More than 119,957 (60 percent) of the 199,535 stunted children in the 10 Vietnamese provinces with the highest rates of malnutrition are from ethnic minorities, according to the World Bank report.

With 54 officially recognized ethnic groups, the Kinh account for 86 percent of the country’s population of 94 million. 75 percent of Vietnam’s ethnic minorities live mostly in the northern mountainous and Central Highlands regions. Vietnam’s hills and forested highlands have influenced its demographics and the extent and persistence of its inequity in poverty, health, and nutrition, the report noted.

It said that stunting is linked to lower economic productivity, including a 10 percent reduction in lifetime earnings. When multiplied across an entire nation, poor nutrition can cost a nation up to 3 percent of its GDP annually.

The World Bank and the United Nations Children’s Fund (UNICEF) have called for the Vietnamese government to make greater efforts to fight child malnutrition by funding nutrition-related programs, building multisectoral plans to address the underlying determinants of undernutrition and making early interventions.

According to UNICEF, more than 230,000 children under five years old in Vietnam suffer from severe acute malnutrition every year, which is a major cause of stunting and death in children under five.

The World Health Organization in 2016 listed Vietnam in the 20 countries with the highest number of stunted children. About 25 percent of Vietnamese children, or 1.9 million of them, are on average 10 centimeters shorter than their Asian peers.

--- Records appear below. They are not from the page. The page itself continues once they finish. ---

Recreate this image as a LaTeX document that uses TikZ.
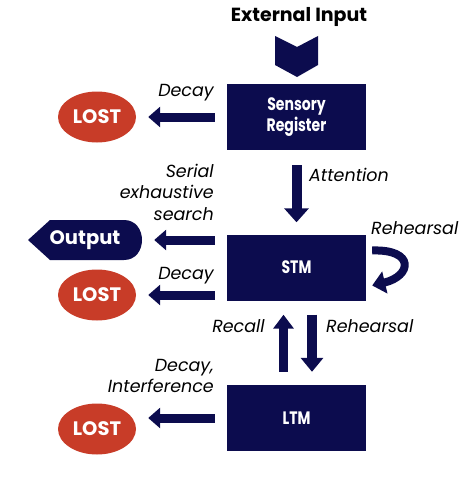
\documentclass[tikz,border=0pt]{standalone}
\usepackage{fontspec}
\setmainfont{Poppins}
\newfontfamily\cond[FakeStretch=0.78]{Poppins}
\usetikzlibrary{arrows.meta,shapes.geometric}
\definecolor{navy}{RGB}{12,12,78}
\definecolor{lostred}{RGB}{200,60,40}
\begin{document}
\begin{tikzpicture}[x=1pt,y=-1pt,
  box/.style={fill=navy, minimum width=139pt, minimum height=66pt, inner sep=0pt, text=white, align=center, font=\cond\bfseries\fontsize{18}{21}\selectfont},
  lost/.style={ellipse, fill=lostred, minimum width=78pt, minimum height=51pt, inner sep=0pt, text=white, font=\bfseries\fontsize{19.5}{19.5}\selectfont},
  lbl/.style={font=\itshape\fontsize{17.5}{21.5}\selectfont, text=black, inner sep=0pt},
  harrow/.style={navy, line width=9pt, -{Triangle[width=20pt,length=12pt]}, shorten <=12pt, shorten >=12pt},
  varrow/.style={navy, line width=10pt, -{Triangle[width=24pt,length=14pt]}, shorten <=13pt, shorten >=13pt},
  looparrow/.style={navy, line width=8pt, -{Triangle[width=22pt,length=13pt]}}]
\useasboundingbox (0,0) rectangle (474,487);
% title and input chevron
\node[font=\bfseries\fontsize{19}{19}\selectfont] (ext) at (299,17) {External Input};
\fill[navy] (275,36) -- (297,47) -- (318,36) -- (318,65) -- (297,77) -- (275,65) -- cycle;
% boxes
\node[box] (sr) at (296.5,117) {Sensory\\Register};
\node[box] (stm) at (296.5,267.5) {STM};
\node[box] (ltm) at (296.5,418) {LTM};
% lost ellipses
\node[lost] (l1) at (97,117) {LOST};
\node[lost] (l2) at (97,295) {LOST};
\node[lost] (l3) at (97,429) {LOST};
% output shape
\fill[navy] (28,240) -- (50,220) -- (124,220) .. controls (136,220) and (142,230) .. (142,240)
  .. controls (142,250) and (136,260) .. (124,260) -- (50,260) -- cycle;
\node[font=\bfseries\fontsize{19.5}{19.5}\selectfont, text=white, minimum width=114pt, minimum height=40pt, inner sep=0pt] (out) at (85,240) {Output};
% arrows
\draw[harrow] (sr.west) -- (sr.west -| l1.east);
\draw[harrow] (stm.west |- out.east) -- (out.east);
\draw[harrow] (stm.west |- l2.east) -- (l2.east);
\draw[harrow] (ltm.west) -- (ltm.west -| l3.east);
\draw[varrow, shorten <=15pt, shorten >=12pt] (sr.south) -- (stm.north);
\draw[varrow, line width=9pt, -{Triangle[width=20pt,length=14pt]}, shorten <=13pt, shorten >=14pt] ([xshift=-13pt]ltm.north) -- ([xshift=-13pt]stm.south);
\draw[varrow, line width=10pt, -{Triangle[width=22pt,length=14pt]}, shorten <=14pt, shorten >=13pt] ([xshift=15.5pt]stm.south) -- ([xshift=15.5pt]ltm.north);
\draw[looparrow] ([xshift=6pt,yshift=17pt]stm.east) .. controls (415,249) and (412,276) .. ([xshift=6pt,yshift=-18pt]stm.east);
% labels
\node[lbl, anchor=east] (d1) at (214,93) {Decay};
\node[lbl, anchor=west] (att) at (309,175) {Attention};
\node[lbl, anchor=east, align=right] (ser) at (214,192) {Serial\\exhaustive\\search};
\node[lbl, anchor=west] (reh1) at (371,228) {Rehearsal};
\node[lbl, anchor=east] (d2) at (214,276) {Decay};
\node[lbl, anchor=east] (rec) at (265,326) {Recall};
\node[lbl, anchor=west] (reh2) at (326,326) {Rehearsal};
\node[lbl, anchor=east, align=right] (d3) at (214,376) {Decay,\\Interference};
\end{tikzpicture}
\end{document}
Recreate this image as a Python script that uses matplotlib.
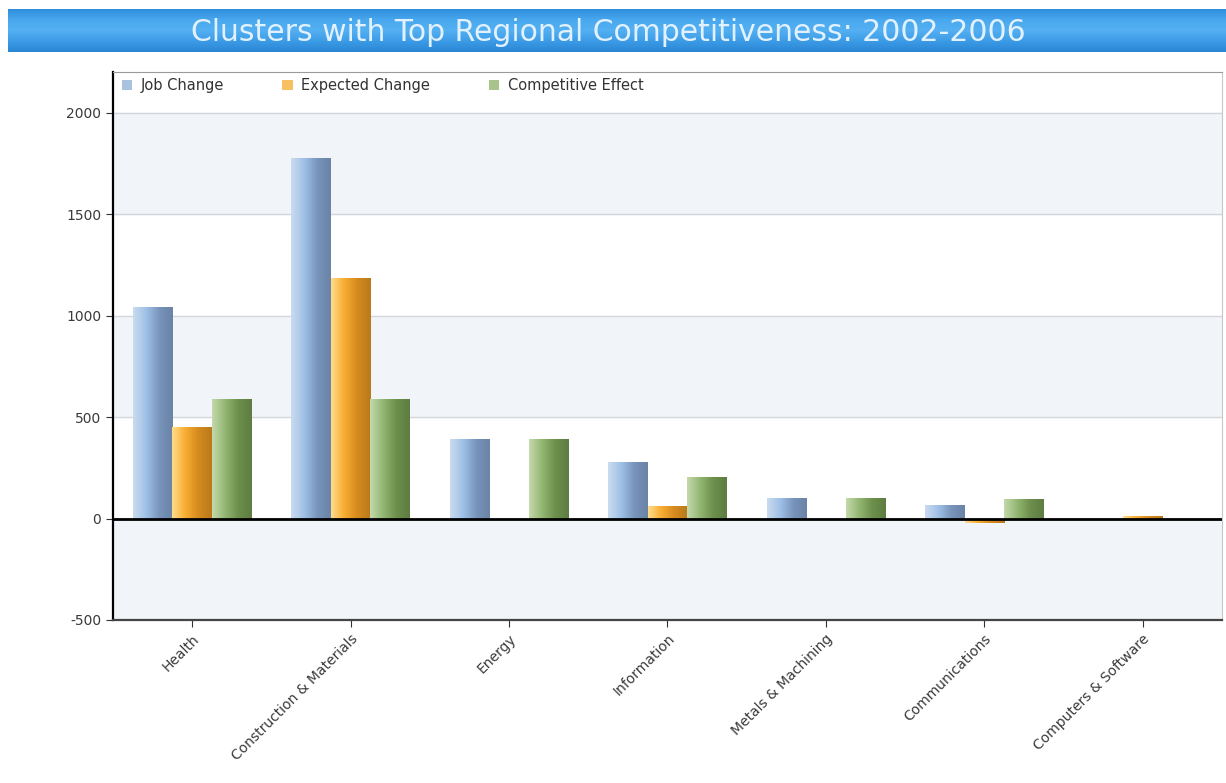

In Vietnam, extreme poverty dropped to 2 percent in 2016 but poverty remains widespread among ethnic minorities, according to a report released by the Ministry of Labor, Invalids and Social Affairs and the United Nations Development Program (UNDP) late last year.

In 2016 ethnic minority groups had incomes and expenditures of only half that of the majority groups Kinh and Hoa (of Chinese origins); 44 percent of the ethnic minorities did not have a degree, twice as high as the Kinh and Hoa. Also, almost 80 percent of Kinh and Hoa had access to sanitary latrines, while only 24 percent of ethnic minorities did.